Another advantage to keeping the show comparatively small was the pace at which it was able to unfold. The Precious Metals conference opened on Wednesday Sept.14 with a gala dinner and a speech by George Will, then saw a full day of presentations on the Thursday and a half day of presentations on Friday.

But how does the average junior become get become a part of such cozy confines?

Levental explains that the thrust behind the selection process was to take the point of view of the investor and try to determine what they wanted to see.

“I developed a list of over 200 companies, some of them were ones I had to turn away from the Denver Gold Forum,” she explains. “Then I looked at research from a variety of brokerage firms that cover the junior space and used The Northern Miner and created a big list and vetted it to a half dozen investors.”

The vetting process made clear which companies institutional investors were most interested in, and it was those companies that made the cut.

Over at the Denver Gold Group, the screening process was much more cut and dry, and left many interesting mining stories out in the cold. The methodology for selecting juniors at the Forum was to simply rank them by market cap with the 25 largest being allowed to pass through the gates. That process generally resulted in only juniors with market caps of between $800 and $250 million getting in.

The Precious Metals Summit, on the other hand, had over 20 companies with market caps in the US$25 to US$75 million range.

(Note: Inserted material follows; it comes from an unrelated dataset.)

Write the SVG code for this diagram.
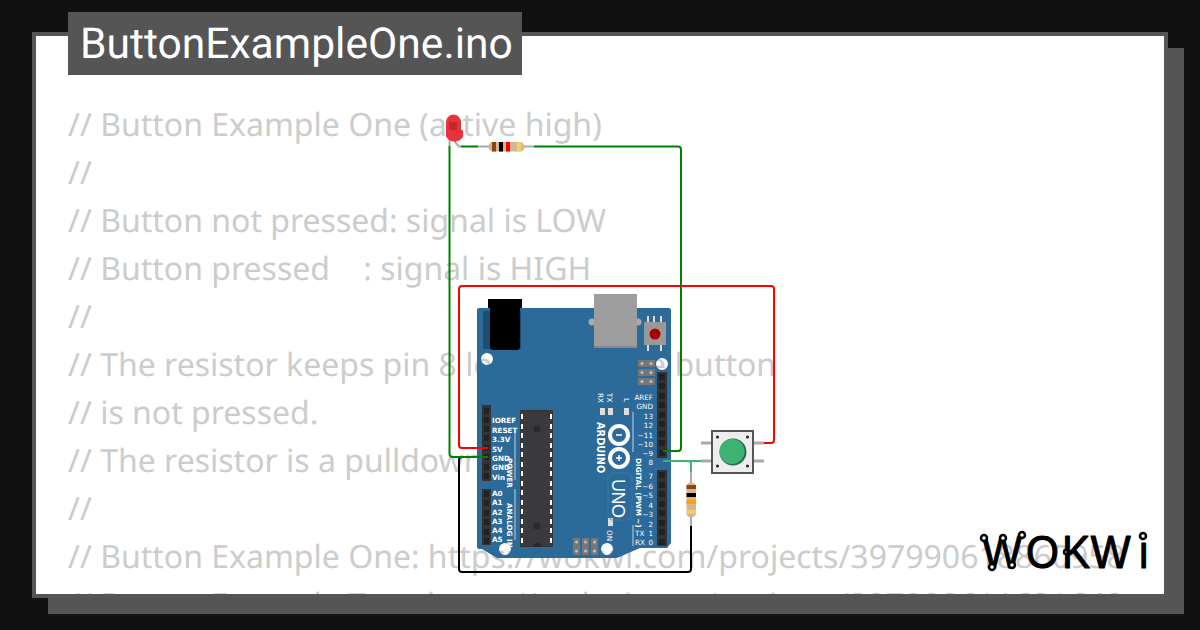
<svg xmlns="http://www.w3.org/2000/svg" width="1200" height="630" viewBox="0 0 1200 630">
<style>
.code{font:32px "Noto Sans",sans-serif;fill:#ccc;text-rendering:geometricPrecision}
.code text{opacity:.99}
.title{font:42.6px Roboto,sans-serif;fill:#fff;text-rendering:geometricPrecision}
.w{fill:none;stroke-width:2;stroke-linejoin:round}
.lead{stroke:#aaa;stroke-width:2;fill:none}
.pl{font:bold 7.2px "DejaVu Sans",sans-serif;fill:#fff}
.pr{font:7.2px "DejaVu Sans",sans-serif;fill:#fff}
.hdr{fill:#333}
.pin{fill:#222}
.sq{fill:#777}
.dot{fill:#c0c0c0}
.ic{fill:#fff}
.body{fill:#d5b597}
</style>
<rect width="1200" height="630" fill="#111"/>
<rect x="48" y="48" width="1136" height="566" fill="#555"/>
<rect x="32" y="32" width="1136" height="566" fill="#555"/>
<rect x="36" y="36" width="1128" height="558" fill="#fff"/>
<g id="code" class="code">
<text x="68" y="136">// Button Example One (active high)</text>
<text x="68" y="184">//</text>
<text x="68" y="232">// Button not pressed: signal is LOW</text>
<text x="68" y="280" xml:space="preserve">// Button pressed    : signal is HIGH</text>
<text x="68" y="328">//</text>
<text x="68" y="376">// The resistor keeps pin 8 low when the button</text>
<text x="68" y="424">// is not pressed.</text>
<text x="68" y="472">// The resistor is a pulldown resistor.</text>
<text x="68" y="520">//</text>
<text x="68" y="568">// Button Example One: https://wokwi.com/projects/397990618860958</text>
<svg x="0" y="0" width="1200" height="594" viewBox="0 0 1200 594"><text x="68" y="616">// Button Example Two: https://wokwi.com/projects/397990611631640</text></svg>
</g>
<g id="title"><rect x="68" y="12" width="454" height="63" fill="#555"/><text class="title" x="80" y="58">ButtonExampleOne.ino</text></g>

<g id="arduino">
<path fill-rule="evenodd" d="M479,308H669a2,2 0 0 1 2,2V543l-4,5H640l-23,10H497l-15,-9h-3a2,2 0 0 1 -2,-2V310a2,2 0 0 1 2,-2ZM481,359a6,6 0 1 0 12,0a6,6 0 1 0 -12,0ZM656,364a6,6 0 1 0 12,0a6,6 0 1 0 -12,0ZM499,549a6,6 0 1 0 12,0a6,6 0 1 0 -12,0ZM601,549a6,6 0 1 0 12,0a6,6 0 1 0 -12,0Z" fill="#2c6a9a"/>
<path d="M483,311H521V349H483Z" fill="#1f4d70"/>
<rect x="488" y="299" width="34" height="9" fill="#000"/>
<rect x="490" y="299" width="30" height="51" rx="3" fill="#000"/>
<circle cx="592" cy="322" r="3.500" fill="#aaa"/><circle cx="638" cy="322" r="3.500" fill="#aaa"/>
<rect x="594" y="294" width="43" height="54" fill="#9d9d9d"/><rect x="594" y="346" width="43" height="2" fill="#888"/>
<path d="M648,316v6M654,316v6M661,316v6M648,345v6M661,345v6" stroke="#ddd" stroke-width="2"/>
<rect x="644" y="322" width="22" height="23" fill="#999"/><circle cx="655" cy="334" r="5.500" fill="#a00"/>
<g class="sq"><rect x="638" y="360" width="17" height="7"/><rect x="638" y="369" width="17" height="7"/><rect x="638" y="378" width="17" height="7"/></g>
<g class="dot"><circle cx="642" cy="363.500" r="1.500"/><circle cx="651" cy="363.500" r="1.500"/><circle cx="642" cy="372.500" r="1.500"/><circle cx="651" cy="372.500" r="1.500"/><circle cx="642" cy="381.500" r="1.500"/><circle cx="651" cy="381.500" r="1.500"/></g>
<g class="sq"><rect x="573" y="538" width="7" height="17"/><rect x="582" y="538" width="7" height="17"/><rect x="591" y="538" width="7" height="17"/></g>
<g class="dot"><circle cx="576.500" cy="542" r="1.500"/><circle cx="576.500" cy="551" r="1.500"/><circle cx="585.500" cy="542" r="1.500"/><circle cx="585.500" cy="551" r="1.500"/><circle cx="594.500" cy="542" r="1.500"/><circle cx="594.500" cy="551" r="1.500"/></g>
<g class="hdr"><rect x="482" y="405" width="9" height="76"/><rect x="482" y="489" width="9" height="56"/><rect x="657" y="372" width="10" height="86"/><rect x="657" y="470" width="10" height="76"/></g>
<g class="pin"><path d="M484,408h5v6h-5zM484,417h5v6h-5zM484,426h5v6h-5zM484,435h5v6h-5zM484,445h5v6h-5zM484,454h5v6h-5zM484,464h5v6h-5zM484,473h5v6h-5zM484,491h5v6h-5zM484,500h5v6h-5zM484,510h5v6h-5zM484,519h5v6h-5zM484,529h5v6h-5zM484,538h5v6h-5zM659,374h6v6h-6zM659,383h6v6h-6zM659,393h6v6h-6zM659,402h6v6h-6zM659,412h6v6h-6zM659,421h6v6h-6zM659,431h6v6h-6zM659,440h6v6h-6zM659,450h6v6h-6zM659,472h6v6h-6zM659,482h6v6h-6zM659,491h6v6h-6zM659,501h6v6h-6zM659,510h6v6h-6zM659,520h6v6h-6zM659,529h6v6h-6zM659,539h6v6h-6z"/></g>
<g class="pl">
<text x="492" y="423">IOREF</text><text x="492" y="433">RESET</text><text x="492" y="442">3.3V</text><text x="492" y="452">5V</text><text x="492" y="461">GND</text><text x="492" y="470">GND</text><text x="492" y="480">Vin</text>
<text x="492" y="496">A0</text><text x="492" y="505">A1</text><text x="492" y="515">A2</text><text x="492" y="524">A3</text><text x="492" y="533">A4</text><text x="492" y="542">A5</text>
<text transform="translate(507,458) rotate(90)">POWER</text><text transform="translate(507,503) rotate(90)">ANALOG IN</text>
<text transform="translate(636,458) rotate(90)">DIGITAL (PWM ~)</text>
</g>
<path d="M515,431V480M515,489V540M633,412V452M633,525V546" stroke="#fff" stroke-width=".7"/>
<rect x="520" y="410" width="33" height="137" rx="1" fill="#333"/>
<rect x="521" y="411" width="31" height="135" fill="#3a3a3c"/>
<g class="ic"><path d="M521,414h2v5h-2zM521,424h2v5h-2zM521,433h2v5h-2zM521,443h2v5h-2zM521,452h2v5h-2zM521,462h2v5h-2zM521,471h2v5h-2zM521,481h2v5h-2zM521,490h2v5h-2zM521,500h2v5h-2zM521,509h2v5h-2zM521,519h2v5h-2zM521,528h2v5h-2zM521,538h2v5h-2zM550,414h2v5h-2zM550,424h2v5h-2zM550,433h2v5h-2zM550,443h2v5h-2zM550,452h2v5h-2zM550,462h2v5h-2zM550,471h2v5h-2zM550,481h2v5h-2zM550,490h2v5h-2zM550,500h2v5h-2zM550,509h2v5h-2zM550,519h2v5h-2zM550,528h2v5h-2zM550,538h2v5h-2z"/></g>
<circle cx="537" cy="429" r="3.500" fill="#2a2a2c"/><circle cx="537" cy="526" r="3.500" fill="#2a2a2c"/><path d="M533,547a4,4 0 0 1 8,0Z" fill="#2a2a2c"/>
<g class="pr" text-anchor="end">
<text x="653" y="400">AREF</text><text x="653" y="409">GND</text><text x="653" y="419">13</text><text x="653" y="428">12</text><text x="653" y="438">~11</text><text x="653" y="447">~10</text><text x="653" y="456">~9</text><text x="653" y="465">8</text>
<text x="653" y="479">7</text><text x="653" y="489">~6</text><text x="653" y="498">~5</text><text x="653" y="508">4</text><text x="653" y="517">~3</text><text x="653" y="527">2</text><text x="653" y="536">1</text><text x="653" y="545">0</text>
</g>
<g class="pr"><text x="635" y="536">TX</text><text x="635" y="545">RX</text>
<text transform="translate(598,393) rotate(90)">RX</text><text transform="translate(607,393) rotate(90)">TX</text><text transform="translate(624,398) rotate(90)">L</text>
<text transform="translate(607,530) rotate(90)">ON</text></g>
<g fill="#ddd"><rect x="600" y="408" width="5" height="7"/><rect x="608" y="408" width="5" height="7"/><rect x="624" y="408" width="5" height="7"/><rect x="608" y="518" width="5" height="8"/></g>
<g fill="none" stroke="#fff" stroke-width="4"><circle cx="619" cy="435" r="9"/><circle cx="619" cy="458" r="9"/></g>
<path d="M616,435h6M619,455v6M616,458h6" stroke="#fff" stroke-width="1.500"/>
<text transform="translate(597,422) rotate(90)" style="font:bold 9.800px 'DejaVu Sans',sans-serif;fill:#fff">ARDUINO</text>
<rect x="608" y="473" width="24" height="47" rx="5" fill="none" stroke="#3c7cad" stroke-width=".8"/>
<text transform="translate(612,479) rotate(90)" style="font:18px 'Liberation Sans',sans-serif;fill:#fff" textLength="39">UNO</text>
</g>

<g id="led1">
<path class="lead" d="M449.500,136V146M455,136V142L459,146.500H461"/>
<path d="M446,122a7.500,7.500 0 0 1 15,0V129l2,2v3a8,6 0 0 1 -17,2Z" fill="#e8333a"/>
<path d="M449,122h8v8h-8Z" fill="#c4282f"/>
</g>
<g id="connectors">
<path class="w" stroke="#000" d="M488,457H462a3,3 0 0 0 -3,3V569a3,3 0 0 0 3,3H688a3,3 0 0 0 3,-3V526"/>
<path class="w" stroke="#008000" d="M461,146.500H478M534,146.500H678a3,3 0 0 1 3,3V448a3,3 0 0 1 -3,3H663"/>
<path class="w" stroke="#008000" d="M449.500,146V454a3,3 0 0 0 3,3H488"/>
<path class="w" stroke="#f00" d="M488,448H462a3,3 0 0 1 -3,-3V289a3,3 0 0 1 3,-3H771a3,3 0 0 1 3,3V440a3,3 0 0 1 -3,3H764"/>
<path class="w" stroke="#3cb371" d="M663,461H701M688,461a3,3 0 0 1 3,3V472"/>
</g>
<g id="r1">
<path class="lead" d="M478,146.500H534"/>
<path class="body" d="M492,142H521a5,5 0 0 1 0,9.500H492a5,5 0 0 1 0,-9.500Z"/>
<rect x="492" y="142" width="4" height="9.500" fill="#8b4513"/><rect x="499" y="142" width="4" height="9.500" fill="#000"/><rect x="506" y="142" width="4" height="9.500" fill="#f00"/><rect x="517" y="142" width="4" height="9.500" fill="#f0d264"/>
</g>
<g id="r2">
<path class="lead" d="M691,472V526"/>
<path class="body" d="M686.500,486a5,5 0 0 1 9.500,0V514a5,5 0 0 1 -9.500,0Z"/>
<rect x="686.500" y="485" width="9.500" height="4" fill="#8b4513"/><rect x="686.500" y="493" width="9.500" height="4" fill="#000"/><rect x="686.500" y="500" width="9.500" height="4" fill="#ffa000"/><rect x="686.500" y="510" width="9.500" height="4" fill="#f0d264"/>
</g>
<g id="btn1">
<path d="M701,443h11M701,461h11M753,443h11M753,461h11" stroke="#aaa" stroke-width="3"/>
<rect x="712" y="431" width="41" height="42" fill="#ededed" stroke="#555" stroke-width="2"/>
<g fill="#222"><circle cx="717.500" cy="437" r="1.500"/><circle cx="747.500" cy="437" r="1.500"/><circle cx="717.500" cy="466" r="1.500"/><circle cx="747.500" cy="466" r="1.500"/></g>
<circle cx="733" cy="452" r="13.500" fill="#2d6b4b"/><circle cx="732" cy="451.500" r="12.500" fill="#3cb371"/>
</g>
<g id="logo">
<text transform="scale(.9,1)" x="1091 1140 1180 1212 1265.600" y="568" style="font:47px 'Liberation Sans',sans-serif;fill:#000;stroke:#000;stroke-width:1.100;stroke-linejoin:round">WOKWi</text>
<g fill="#fff" stroke="#000" stroke-width="2.500"><circle cx="984" cy="538" r="3"/><circle cx="1003" cy="538" r="3"/><circle cx="1022" cy="535" r="3"/><circle cx="992" cy="567" r="3"/><circle cx="1012" cy="565" r="3"/><circle cx="1066" cy="552" r="2"/><circle cx="1143" cy="536" r="3"/></g>
</g>
</svg>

By bringing in those smaller companies the Summit also managed to import their enthusiasm. Cocktail receptions were bristling with activity, one-on-one meetings were steady, and executives and other industry types consistently commented on the air of approachability that was generated at the conference.

In short, this wasn’t the sort of event where a big-time CEO flies in for a quick presentation only to be quickly whisked off to another part of the world to attend another function.

“The juniors need exposure and are warm and open and want to intermingle as opposed to seniors, whose CEO’s can be suffering from conference burn-out,” Levental says.

In all, the event attracted roughly 60 institutions, 120 investors which included a host of fund managers whose firms manage in access of US$1 trillion. Then there were the 11 senior miners that sent corporate development teams and 30 sell-side delegates made up of 20 analyst and 10 from institutional sales.